The best alternative is learning to use your 56-degree sand wedge with more versatility. By opening the clubface at address, you can add “effective loft,” turning your 56-degree into something that plays more like a 58 or 59-degree. It’s a fantastic skill to develop.
Here’s how to try it:
- Take your normal chipping stance with your 56-degree wedge.
- Before gripping the club, rotate the face open so it points more towards the sky.
- Now, take your normal grip. This is the key. Do not grip it first and then twist your hands.
- Take a slightly wider stance and feel like you are swinging more along the line of your feet.
- Accelerate through the ball, trusting the club to slide under it. The ball will pop up higher and land softer.
You can also consider a 58-degree wedge. It’s a great compromise, offering more loft than a traditional sand wedge but often being more forgiving and versatile on full shots than a 60-degree.

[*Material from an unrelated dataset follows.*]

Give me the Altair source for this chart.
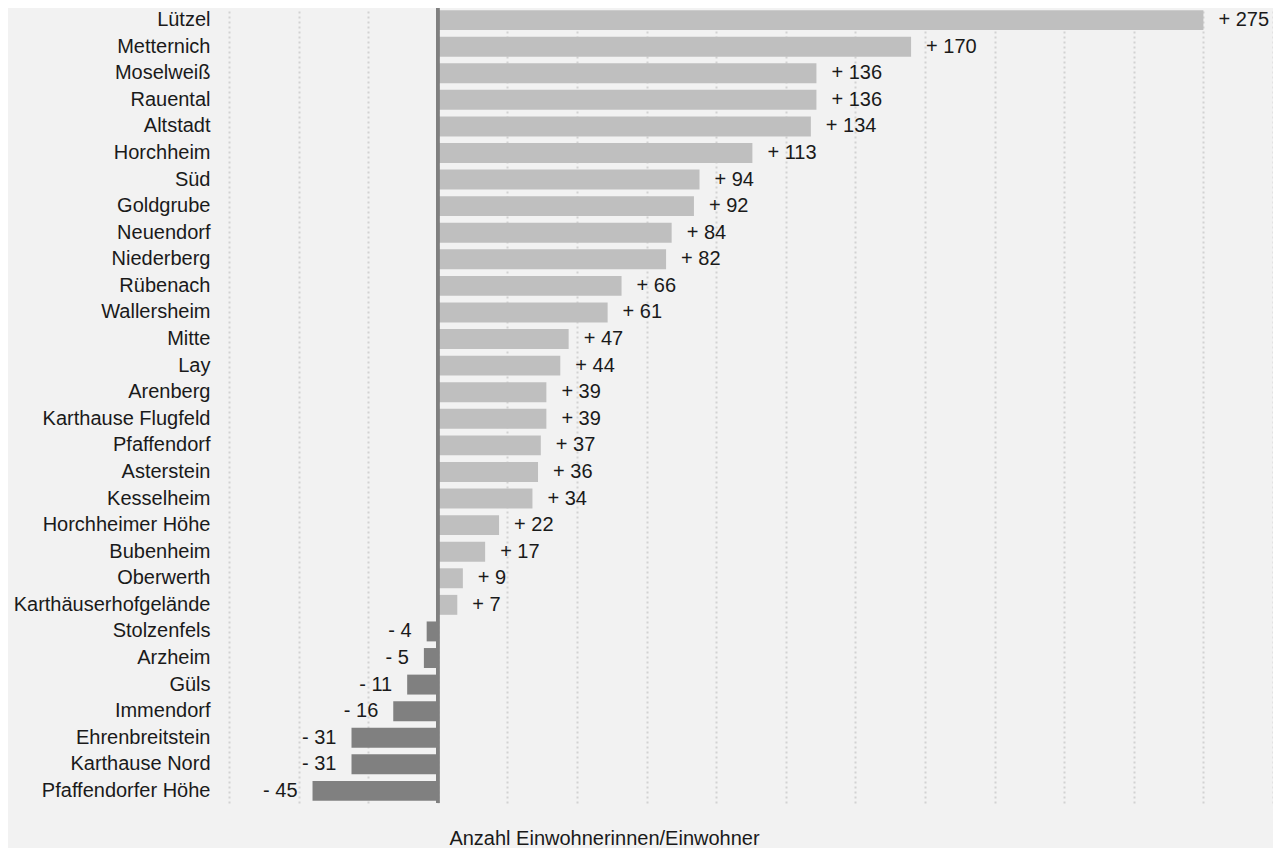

What Other Golfers Are Saying
“Silas, I finally bit the bullet and got a 60-degree after reading your advice. It took a week of practice, but yesterday I hit a flop shot over a bunker to 2 feet that saved my par. My buddies were stunned. It’s a total confidence booster once you get the feel for it.”
“I tried the 60 and it just wasn’t for me—too many bladed shots! Instead, I took your tip about opening the face of my 56-degree. It’s amazing! I now have that ‘high and soft’ shot without having to buy a new club. Thanks for saving me money and strokes!”
Mastering the 60-Degree: My Top 3 Pro Tips
If you do decide to add a 60-degree to your bag, I want you to succeed with it. Here are the secrets I’ve learned over two decades of having one in my bag.
- Use the Bounce, Not the Edge. The “bounce” is the rounded sole of the wedge. For soft shots, feel like you’re thumping this part of the club against the ground. This prevents the sharp leading edge from digging. A great practice drill is to hit chips from a bunker; you can’t dig and succeed.
- The Mistake I Made: Don’t Swing Harder, Swing Faster. My biggest error early on was trying to muscle the ball into the air. That’s a recipe for disaster. This club is about finesse. A short backswing with smooth, confident acceleration through the ball is the key. Think “fast,” not “hard.”
- Own One Shot First. Don’t immediately go to the course and try to hit flop shots from bare lies. Start by mastering a simple 10-15 yard chip to a practice green. Once you can consistently land that shot softly with good contact, then you can expand your arsenal to more difficult situations.
When to Leave it in the Bag
A true master of the lob wedge knows when not to use it. The highest percentage shot is always the best shot. Leave the 60 in the bag when you have plenty of green to work with (a bump-and-run with an 8-iron is safer) or when you’re chipping from a very tight, firm lie where the leading edge can easily cause a skull.
Frequently Asked Questions
What is the difference between a 56 and 60 degree wedge?
The primary difference is 4 degrees of loft. A 60-degree will launch the ball higher and have it stop quicker with less rollout, but it’s generally less forgiving and travels a shorter distance on a full swing than a 56-degree.
How far should a beginner hit a 60 degree wedge?
For most beginners and average male amateurs, a full swing with a 60-degree wedge will travel between 50 and 75 yards. However, its primary use is for shorter, delicate shots around the green, not for full-distance shots.
Can a 60 degree wedge replace a sand wedge?
While some players do this, it’s generally not recommended. A 56-degree sand wedge is typically more versatile from various lies, especially in bunkers with firmer sand, and is easier to control on longer pitch shots for most golfers.
Is a 60 degree wedge hard to hit?
It can be. It has a lower margin for error than a less-lofted wedge. It requires a more precise swing to avoid thin (bladed) or fat (chunked) shots, which is why it demands more practice than other clubs.